• Dataset rows
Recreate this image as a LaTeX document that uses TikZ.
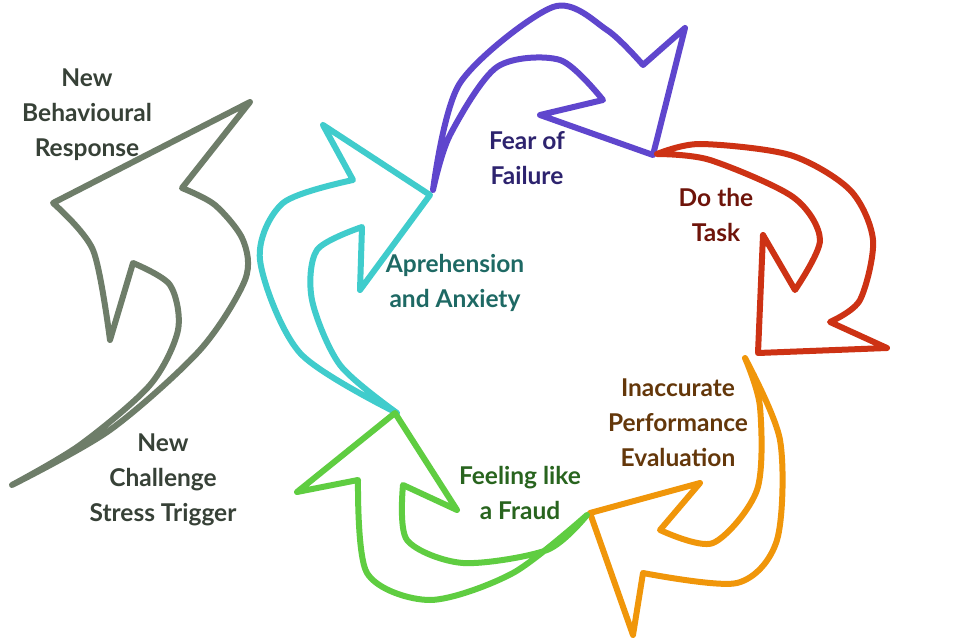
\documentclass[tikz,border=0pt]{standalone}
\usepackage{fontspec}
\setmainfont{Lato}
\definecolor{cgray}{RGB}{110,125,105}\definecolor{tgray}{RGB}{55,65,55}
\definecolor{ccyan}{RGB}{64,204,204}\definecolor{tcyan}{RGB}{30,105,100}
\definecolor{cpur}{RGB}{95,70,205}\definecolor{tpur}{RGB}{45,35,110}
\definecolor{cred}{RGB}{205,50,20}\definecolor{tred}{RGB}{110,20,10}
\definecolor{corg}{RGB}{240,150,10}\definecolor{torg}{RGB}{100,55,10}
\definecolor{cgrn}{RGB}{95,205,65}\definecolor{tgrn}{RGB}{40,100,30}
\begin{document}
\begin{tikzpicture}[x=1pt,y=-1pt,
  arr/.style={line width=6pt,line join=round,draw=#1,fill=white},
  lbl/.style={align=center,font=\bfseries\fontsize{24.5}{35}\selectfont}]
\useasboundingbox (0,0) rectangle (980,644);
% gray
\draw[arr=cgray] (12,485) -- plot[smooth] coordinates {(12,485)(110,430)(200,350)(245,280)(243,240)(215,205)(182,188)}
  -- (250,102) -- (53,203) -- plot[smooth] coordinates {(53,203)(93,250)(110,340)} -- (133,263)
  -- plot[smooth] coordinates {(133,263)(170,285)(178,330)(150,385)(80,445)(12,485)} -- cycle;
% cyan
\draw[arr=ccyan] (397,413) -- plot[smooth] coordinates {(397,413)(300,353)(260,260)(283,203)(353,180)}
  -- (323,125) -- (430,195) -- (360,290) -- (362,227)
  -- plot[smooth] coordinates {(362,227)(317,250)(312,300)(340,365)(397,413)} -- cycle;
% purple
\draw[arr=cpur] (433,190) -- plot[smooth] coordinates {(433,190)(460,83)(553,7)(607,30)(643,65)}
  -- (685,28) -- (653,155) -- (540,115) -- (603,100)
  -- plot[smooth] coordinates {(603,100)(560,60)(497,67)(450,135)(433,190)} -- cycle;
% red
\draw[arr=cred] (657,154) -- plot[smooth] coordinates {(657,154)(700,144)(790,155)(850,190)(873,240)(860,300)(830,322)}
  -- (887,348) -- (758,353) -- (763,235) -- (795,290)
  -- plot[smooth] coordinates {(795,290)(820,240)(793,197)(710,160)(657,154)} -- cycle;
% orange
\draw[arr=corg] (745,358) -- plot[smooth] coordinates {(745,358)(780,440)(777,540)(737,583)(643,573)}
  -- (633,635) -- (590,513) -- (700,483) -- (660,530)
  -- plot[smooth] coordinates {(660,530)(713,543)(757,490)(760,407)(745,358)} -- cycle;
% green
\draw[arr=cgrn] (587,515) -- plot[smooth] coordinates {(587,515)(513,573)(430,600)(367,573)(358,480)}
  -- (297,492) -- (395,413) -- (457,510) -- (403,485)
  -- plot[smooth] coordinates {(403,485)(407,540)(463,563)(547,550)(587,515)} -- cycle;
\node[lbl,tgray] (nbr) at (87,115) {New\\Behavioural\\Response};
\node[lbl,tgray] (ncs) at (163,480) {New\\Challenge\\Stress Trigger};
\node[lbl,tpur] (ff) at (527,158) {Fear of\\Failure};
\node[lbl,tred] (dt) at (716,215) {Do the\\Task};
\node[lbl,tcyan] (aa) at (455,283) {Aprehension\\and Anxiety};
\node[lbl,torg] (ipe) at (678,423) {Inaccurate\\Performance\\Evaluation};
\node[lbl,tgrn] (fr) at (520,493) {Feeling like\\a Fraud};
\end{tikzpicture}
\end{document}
...
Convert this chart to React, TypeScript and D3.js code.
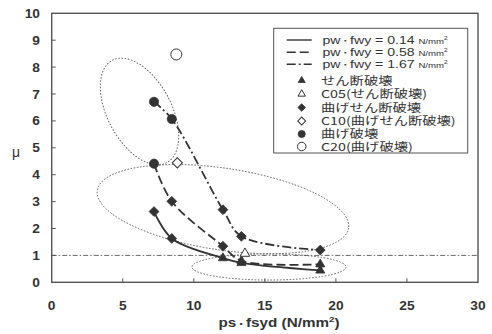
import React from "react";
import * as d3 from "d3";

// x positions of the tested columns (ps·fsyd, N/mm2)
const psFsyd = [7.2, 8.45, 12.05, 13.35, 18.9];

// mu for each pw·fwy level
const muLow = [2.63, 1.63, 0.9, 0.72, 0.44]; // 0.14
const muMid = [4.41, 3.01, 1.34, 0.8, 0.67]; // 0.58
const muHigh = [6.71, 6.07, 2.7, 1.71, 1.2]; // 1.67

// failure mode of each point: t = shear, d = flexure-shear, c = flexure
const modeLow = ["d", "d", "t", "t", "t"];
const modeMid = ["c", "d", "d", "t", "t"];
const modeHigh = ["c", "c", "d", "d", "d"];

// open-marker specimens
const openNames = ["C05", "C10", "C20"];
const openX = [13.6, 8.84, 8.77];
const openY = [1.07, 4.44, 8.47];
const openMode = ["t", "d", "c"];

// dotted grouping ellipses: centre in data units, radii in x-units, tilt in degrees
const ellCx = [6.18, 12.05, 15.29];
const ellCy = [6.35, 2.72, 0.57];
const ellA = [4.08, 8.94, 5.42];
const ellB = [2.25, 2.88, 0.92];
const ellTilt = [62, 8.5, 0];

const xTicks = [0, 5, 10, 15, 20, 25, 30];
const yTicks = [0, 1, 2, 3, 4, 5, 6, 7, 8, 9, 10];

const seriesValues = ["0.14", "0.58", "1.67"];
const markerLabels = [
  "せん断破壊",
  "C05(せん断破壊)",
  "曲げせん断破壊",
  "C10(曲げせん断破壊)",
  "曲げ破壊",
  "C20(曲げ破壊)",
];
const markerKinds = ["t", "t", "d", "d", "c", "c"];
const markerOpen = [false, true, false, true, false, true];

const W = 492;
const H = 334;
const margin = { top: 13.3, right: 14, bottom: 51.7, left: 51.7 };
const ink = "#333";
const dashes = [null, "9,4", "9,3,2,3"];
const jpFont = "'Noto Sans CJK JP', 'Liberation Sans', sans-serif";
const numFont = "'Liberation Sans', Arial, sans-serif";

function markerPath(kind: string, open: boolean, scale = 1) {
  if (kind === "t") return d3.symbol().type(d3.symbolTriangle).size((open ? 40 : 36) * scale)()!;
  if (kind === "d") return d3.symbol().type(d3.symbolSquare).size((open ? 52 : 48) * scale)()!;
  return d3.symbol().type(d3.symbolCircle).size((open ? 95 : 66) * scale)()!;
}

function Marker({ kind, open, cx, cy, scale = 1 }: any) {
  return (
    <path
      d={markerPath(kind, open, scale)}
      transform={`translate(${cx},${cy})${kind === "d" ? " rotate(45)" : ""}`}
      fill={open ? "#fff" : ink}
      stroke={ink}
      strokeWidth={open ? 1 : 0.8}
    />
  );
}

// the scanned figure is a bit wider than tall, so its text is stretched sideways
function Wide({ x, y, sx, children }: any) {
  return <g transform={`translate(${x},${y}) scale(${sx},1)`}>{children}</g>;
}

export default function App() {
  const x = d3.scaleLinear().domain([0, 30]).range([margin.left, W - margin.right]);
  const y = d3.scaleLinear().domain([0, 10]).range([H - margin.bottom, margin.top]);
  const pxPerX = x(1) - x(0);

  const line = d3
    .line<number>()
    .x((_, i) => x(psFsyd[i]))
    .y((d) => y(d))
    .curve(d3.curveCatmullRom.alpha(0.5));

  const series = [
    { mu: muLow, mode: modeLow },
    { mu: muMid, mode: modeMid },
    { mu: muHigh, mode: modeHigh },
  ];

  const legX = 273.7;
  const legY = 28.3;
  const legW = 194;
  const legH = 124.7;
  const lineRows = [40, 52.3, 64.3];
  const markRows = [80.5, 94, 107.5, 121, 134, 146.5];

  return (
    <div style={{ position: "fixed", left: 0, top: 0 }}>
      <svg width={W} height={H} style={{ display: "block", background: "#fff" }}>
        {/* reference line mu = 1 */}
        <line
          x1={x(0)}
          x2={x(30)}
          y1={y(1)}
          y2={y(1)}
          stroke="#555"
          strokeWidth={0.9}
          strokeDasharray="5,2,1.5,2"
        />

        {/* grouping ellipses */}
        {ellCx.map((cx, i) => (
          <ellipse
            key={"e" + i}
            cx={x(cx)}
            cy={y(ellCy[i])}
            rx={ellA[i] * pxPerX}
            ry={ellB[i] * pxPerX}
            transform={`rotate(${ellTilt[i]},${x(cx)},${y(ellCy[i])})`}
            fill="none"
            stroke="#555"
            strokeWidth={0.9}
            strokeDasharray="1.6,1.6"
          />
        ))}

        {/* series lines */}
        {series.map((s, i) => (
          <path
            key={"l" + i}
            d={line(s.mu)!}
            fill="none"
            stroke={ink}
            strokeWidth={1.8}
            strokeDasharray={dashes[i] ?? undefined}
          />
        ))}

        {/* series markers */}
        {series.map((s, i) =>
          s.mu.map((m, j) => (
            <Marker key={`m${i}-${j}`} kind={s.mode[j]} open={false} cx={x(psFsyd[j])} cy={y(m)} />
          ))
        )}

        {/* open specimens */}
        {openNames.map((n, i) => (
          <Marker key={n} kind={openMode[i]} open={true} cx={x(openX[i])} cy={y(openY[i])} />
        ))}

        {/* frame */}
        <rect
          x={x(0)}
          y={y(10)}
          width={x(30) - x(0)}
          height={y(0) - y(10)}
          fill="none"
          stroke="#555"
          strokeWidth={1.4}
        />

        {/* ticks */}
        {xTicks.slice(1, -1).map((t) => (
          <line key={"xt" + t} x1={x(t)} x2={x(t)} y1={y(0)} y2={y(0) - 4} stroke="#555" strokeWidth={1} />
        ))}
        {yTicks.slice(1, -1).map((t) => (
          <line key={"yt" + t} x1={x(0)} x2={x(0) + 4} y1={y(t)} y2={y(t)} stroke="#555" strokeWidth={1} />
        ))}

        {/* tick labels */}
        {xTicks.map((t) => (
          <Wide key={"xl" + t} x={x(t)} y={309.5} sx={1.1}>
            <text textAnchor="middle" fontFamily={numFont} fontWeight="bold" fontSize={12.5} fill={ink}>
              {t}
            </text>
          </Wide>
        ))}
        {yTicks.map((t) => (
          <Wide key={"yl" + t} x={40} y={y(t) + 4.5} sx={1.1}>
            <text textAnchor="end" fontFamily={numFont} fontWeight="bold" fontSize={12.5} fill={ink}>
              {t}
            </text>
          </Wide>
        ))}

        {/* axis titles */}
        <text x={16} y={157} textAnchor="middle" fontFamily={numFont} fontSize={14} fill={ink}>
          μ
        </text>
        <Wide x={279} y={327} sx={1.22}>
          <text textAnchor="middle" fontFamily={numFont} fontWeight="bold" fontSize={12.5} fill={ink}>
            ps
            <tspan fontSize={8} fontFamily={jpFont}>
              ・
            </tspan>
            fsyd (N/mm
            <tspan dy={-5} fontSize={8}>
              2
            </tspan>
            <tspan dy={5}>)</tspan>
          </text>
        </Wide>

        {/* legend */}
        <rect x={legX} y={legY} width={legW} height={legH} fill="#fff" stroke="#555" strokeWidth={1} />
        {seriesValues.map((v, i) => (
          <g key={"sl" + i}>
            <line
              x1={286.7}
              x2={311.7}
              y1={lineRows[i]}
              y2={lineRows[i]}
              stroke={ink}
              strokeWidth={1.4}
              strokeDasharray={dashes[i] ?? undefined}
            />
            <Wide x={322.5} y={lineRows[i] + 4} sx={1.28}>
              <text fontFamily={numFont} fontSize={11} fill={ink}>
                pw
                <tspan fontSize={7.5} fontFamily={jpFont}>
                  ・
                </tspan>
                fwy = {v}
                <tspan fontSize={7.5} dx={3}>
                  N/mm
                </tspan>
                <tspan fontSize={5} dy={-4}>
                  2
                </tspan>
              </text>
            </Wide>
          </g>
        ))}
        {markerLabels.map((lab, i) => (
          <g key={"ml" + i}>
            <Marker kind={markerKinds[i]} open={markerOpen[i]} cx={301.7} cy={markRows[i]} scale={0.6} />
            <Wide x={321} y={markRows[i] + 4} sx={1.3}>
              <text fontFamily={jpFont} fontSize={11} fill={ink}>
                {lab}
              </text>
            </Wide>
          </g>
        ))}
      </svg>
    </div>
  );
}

• Exercise description
Transcribe, leaving out pictures, each line from the one containing "Convert this chart" through the one containing "const markerOpen = [false, true, false, true, false, true];".

• Finished answer
Convert this chart to React, TypeScript and D3.js code.
import React from "react";
import * as d3 from "d3";

// x positions of the tested columns (ps·fsyd, N/mm2)
const psFsyd = [7.2, 8.45, 12.05, 13.35, 18.9];

// mu for each pw·fwy level
const muLow = [2.63, 1.63, 0.9, 0.72, 0.44]; // 0.14
const muMid = [4.41, 3.01, 1.34, 0.8, 0.67]; // 0.58
const muHigh = [6.71, 6.07, 2.7, 1.71, 1.2]; // 1.67

// failure mode of each point: t = shear, d = flexure-shear, c = flexure
const modeLow = ["d", "d", "t", "t", "t"];
const modeMid = ["c", "d", "d", "t", "t"];
const modeHigh = ["c", "c", "d", "d", "d"];

// open-marker specimens
const openNames = ["C05", "C10", "C20"];
const openX = [13.6, 8.84, 8.77];
const openY = [1.07, 4.44, 8.47];
const openMode = ["t", "d", "c"];

// dotted grouping ellipses: centre in data units, radii in x-units, tilt in degrees
const ellCx = [6.18, 12.05, 15.29];
const ellCy = [6.35, 2.72, 0.57];
const ellA = [4.08, 8.94, 5.42];
const ellB = [2.25, 2.88, 0.92];
const ellTilt = [62, 8.5, 0];

const xTicks = [0, 5, 10, 15, 20, 25, 30];
const yTicks = [0, 1, 2, 3, 4, 5, 6, 7, 8, 9, 10];

const seriesValues = ["0.14", "0.58", "1.67"];
const markerLabels = [
  "せん断破壊",
  "C05(せん断破壊)",
  "曲げせん断破壊",
  "C10(曲げせん断破壊)",
  "曲げ破壊",
  "C20(曲げ破壊)",
];
const markerKinds = ["t", "t", "d", "d", "c", "c"];
const markerOpen = [false, true, false, true, false, true];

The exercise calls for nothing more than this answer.